The theater building was purchased in 1974 by three local couples: George & Sheila Litz of Cresco, and two couples from Pocono Farms, Victor & Diane Genco and John & Ruth Hildebrand. The three families formed a business entity called , from the letters of their last names, and incorporated it with the Commonwealth of Pennsylvania on March 12, 1975.

The families renovated and modernized the vintage structure, opening for business on April 4, 1975, with the addition of an old-fashioned ice cream parlor called the Village Malt Shoppe, with 20 flavors of ice cream. The new decor featured paneling with an old-fashioned newspaper design, along with crisp white curtains and Tiffany-style lamps. The building was also home to two other LIGEND businesses: the Needles N' Things sewing and craft shop and the Early American Gift Shop.

The single 200-seat Casino movie theater reopened that May with a showing of the classic Gone With the Wind.

Less than a year after the grand reopening, disaster struck. On March 11, 1976, the renovated Casino Theatre and neighboring businesses burned to the ground. Operated as a summer business, the movie theater and malt shop were closed for the season at the time. The building had been broken into several times over the winter, fueling speculation about the cause of the fire.

The Casino had been scheduled to open on April 26 with the movie musical 1776 in honor of the United States Bicentennial, and the local bicentennial committee had been planning to sell tickets to the show to raise money for a Fourth of July parade.

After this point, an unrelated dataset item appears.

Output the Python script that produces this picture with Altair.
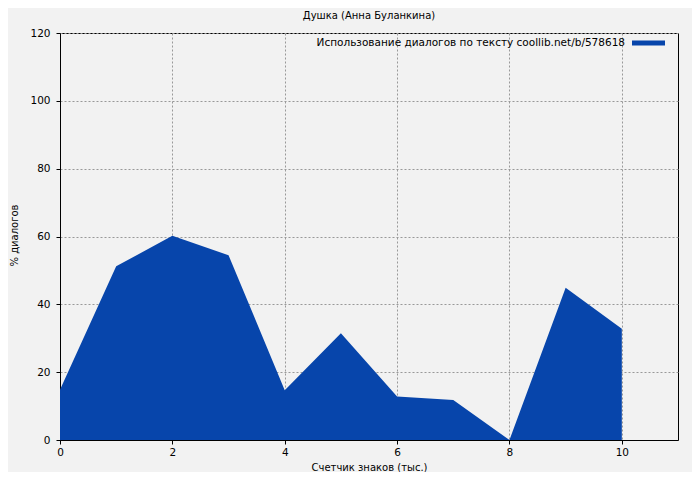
import altair as alt
import pandas as pd

x_vals = [0, 1, 2, 3, 4, 5, 6, 7, 8, 9, 10]
y_vals = [14.8, 51.2, 60.2, 54.5, 14.7, 31.5, 12.8, 11.8, 0.0, 44.9, 32.8]
title_text = "Душка (Анна Буланкина)"
legend_text = "Использование диалогов по тексту coollib.net/b/578618"
x_title = "Счетчик знаков (тыс.)"
y_title = "% диалогов"
area_color = "#0745ab"

df = pd.DataFrame({"x": x_vals, "y": y_vals})

W, H = 618, 407
FONT = "DejaVu Sans"

xs = alt.Scale(domain=[0, 11], nice=False, zero=False)
ys = alt.Scale(domain=[0, 120], nice=False)

area = alt.Chart(df).mark_area(color=area_color, opacity=1, interpolate="linear").encode(
    x=alt.X("x:Q", scale=xs, title=x_title,
            axis=alt.Axis(values=[0, 2, 4, 6, 8, 10], grid=True, format="d",
                          titleX=309, titleY=27, titleBaseline="middle", titleAlign="center")),
    y=alt.Y("y:Q", scale=ys, title=y_title,
            axis=alt.Axis(values=[0, 20, 40, 60, 80, 100, 120], grid=True,
                          titleX=-46, titleY=202, titleBaseline="middle",
                          titleAlign="center", titleAngle=270)),
)

leg_df = pd.DataFrame({"t": [legend_text]})
leg_text = alt.Chart(leg_df).mark_text(
    align="right", baseline="middle", fontSize=10.5, font=FONT, color="black"
).encode(x=alt.value(565), y=alt.value(10), text="t:N")

leg_line = alt.Chart(leg_df).mark_rule(
    color=area_color, strokeWidth=5
).encode(x=alt.value(572), x2=alt.value(605), y=alt.value(10))

title_mark = alt.Chart(pd.DataFrame({"t": [title_text]})).mark_text(
    align="center", baseline="middle", fontSize=10, font=FONT, color="black"
).encode(x=alt.value(309), y=alt.value(-17), text="t:N")

chart = alt.layer(area, leg_text, leg_line, title_mark).properties(
    width=W, height=H,
    background="#f2f2f2",
    padding={"left": 52, "top": 25, "right": 14, "bottom": 32},
    autosize=alt.AutoSizeParams(type="none"),
).configure_view(
    stroke="black", strokeWidth=1, fill="#f2f2f2"
).configure_axis(
    domainColor="black", tickColor="black", tickSize=4, labelFlush=False,
    labelFont=FONT, labelFontSize=10.5, labelColor="black",
    titleFont=FONT, titleFontSize=10, titleFontWeight="normal", titleColor="black",
    gridColor="#999999", gridDash=[2, 2], gridWidth=1,
).configure_axisX(
    labelPadding=3,
).configure_axisY(
    labelPadding=6,
)

chart.save("out.html", embed_options={"renderer": "svg", "actions": False})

Two hours after the first firefighters arrived at the scene, only the brick facade of the old wooden building remained.

The new building opened just four months later, in July 1976, with a new single-screen movie theater and new ice cream parlor. The silver lining of the fire was that the resulting destruction of the original building meant that the new building was built with a slanted floor, allowing a modern movie-going experience instead of the neck-craning involved when watching a film from the flat floor of the old dance hall.

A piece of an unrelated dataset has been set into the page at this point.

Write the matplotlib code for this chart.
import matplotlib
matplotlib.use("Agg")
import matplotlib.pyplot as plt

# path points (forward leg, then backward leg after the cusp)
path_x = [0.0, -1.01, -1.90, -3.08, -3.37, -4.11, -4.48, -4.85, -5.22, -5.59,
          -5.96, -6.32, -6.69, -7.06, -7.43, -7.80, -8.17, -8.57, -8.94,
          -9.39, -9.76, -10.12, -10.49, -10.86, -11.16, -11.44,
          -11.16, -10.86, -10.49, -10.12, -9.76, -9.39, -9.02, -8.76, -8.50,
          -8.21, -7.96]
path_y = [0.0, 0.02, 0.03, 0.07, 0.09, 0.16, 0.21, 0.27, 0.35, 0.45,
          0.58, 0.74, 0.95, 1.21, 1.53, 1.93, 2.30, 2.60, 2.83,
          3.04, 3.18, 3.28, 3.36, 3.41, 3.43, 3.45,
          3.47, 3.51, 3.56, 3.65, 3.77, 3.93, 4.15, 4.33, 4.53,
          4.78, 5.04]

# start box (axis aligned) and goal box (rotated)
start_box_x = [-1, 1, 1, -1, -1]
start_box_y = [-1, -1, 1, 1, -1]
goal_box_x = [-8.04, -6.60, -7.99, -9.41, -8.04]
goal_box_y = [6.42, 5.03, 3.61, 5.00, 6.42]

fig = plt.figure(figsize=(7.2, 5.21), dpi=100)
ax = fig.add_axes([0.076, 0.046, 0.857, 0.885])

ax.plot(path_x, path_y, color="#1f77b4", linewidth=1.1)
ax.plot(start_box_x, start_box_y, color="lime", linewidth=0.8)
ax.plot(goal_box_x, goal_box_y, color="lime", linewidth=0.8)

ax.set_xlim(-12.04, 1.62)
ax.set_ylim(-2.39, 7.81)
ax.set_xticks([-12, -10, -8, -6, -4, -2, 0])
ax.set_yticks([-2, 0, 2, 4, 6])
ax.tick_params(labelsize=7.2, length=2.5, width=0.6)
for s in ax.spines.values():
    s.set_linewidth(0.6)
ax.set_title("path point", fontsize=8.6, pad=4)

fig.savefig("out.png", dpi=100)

Within just a few years, the Litzes bought out their partners and began expanding the operation. Today, after more than 30 years, the business is still owned and operated by the Litz family, and the Casino is in its second generation of family management. (With the third generation often employed there.)

Over the years, the Litzes added a kitchen, miniature golf course and a game room targeted at pre-teens and younger, with prize redemptions. The 1950s theme of the decor dates to 2004, when a gift shop featuring nostalgia and retro items was added. Items featuring Betty Boop, Elvis Presley, Marilyn Monroe, James Dean, I Love Lucy, and other icons of the 1950s.

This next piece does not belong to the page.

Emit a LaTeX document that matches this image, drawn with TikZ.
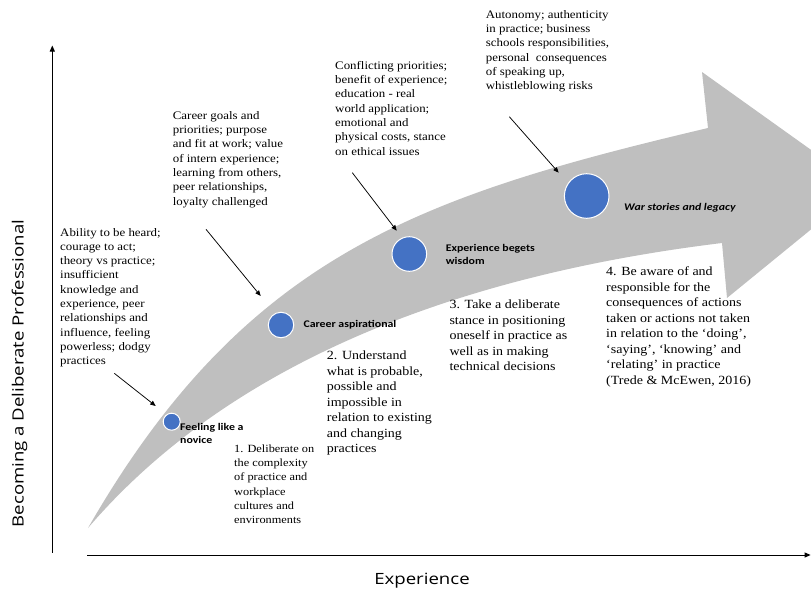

For years, the Casino ran second-run movies or classics, permitting the theater to show a greater range of films by showing them for shorter periods of time, as makes sense for a business with a relatively small customer base. But as the population of The Poconos has grown, so has the Casino: The theater was twinned in 2003, when the Casino also started running first-run movies.

The business continues to grow. For years, the Casino was a seasonal business, open for weekends only from mid-March through Memorial Day, then running full-time through the end of September, when it would revert to weekends only through Thanksgiving.

In 2007, the Casino became a year-round operation. With a movie theater, malt shop, sandwich restaurant, children's arcade room, gift shop and miniature golf operation all under one roof, the owners are recasting the business as the Casino Theatre Entertainment Center.

In 2021, the Casino was sold to Steve Tran, a local businessman to allow the then operators of the Casino to retire. Initial reports indicated that Tran intended to keep on the staff with the only noted changes in local papers being the possible addition of Vietnamese food to the menu.

In May 2022, following an extended period of closure since the sale, a local Mount Pocono newspaper reported that the Casino had seen most of its interior removed and replaced, with the owner now indicating that the Casino Theatre would be closed permanently and converted into a new Vietnamese restaurant with the new owner stating "No movies, restaurant only." Confirming the end of the nearly 47 year old business and seeming to contradict earlier statements by the old owners and operators at the time of the sale.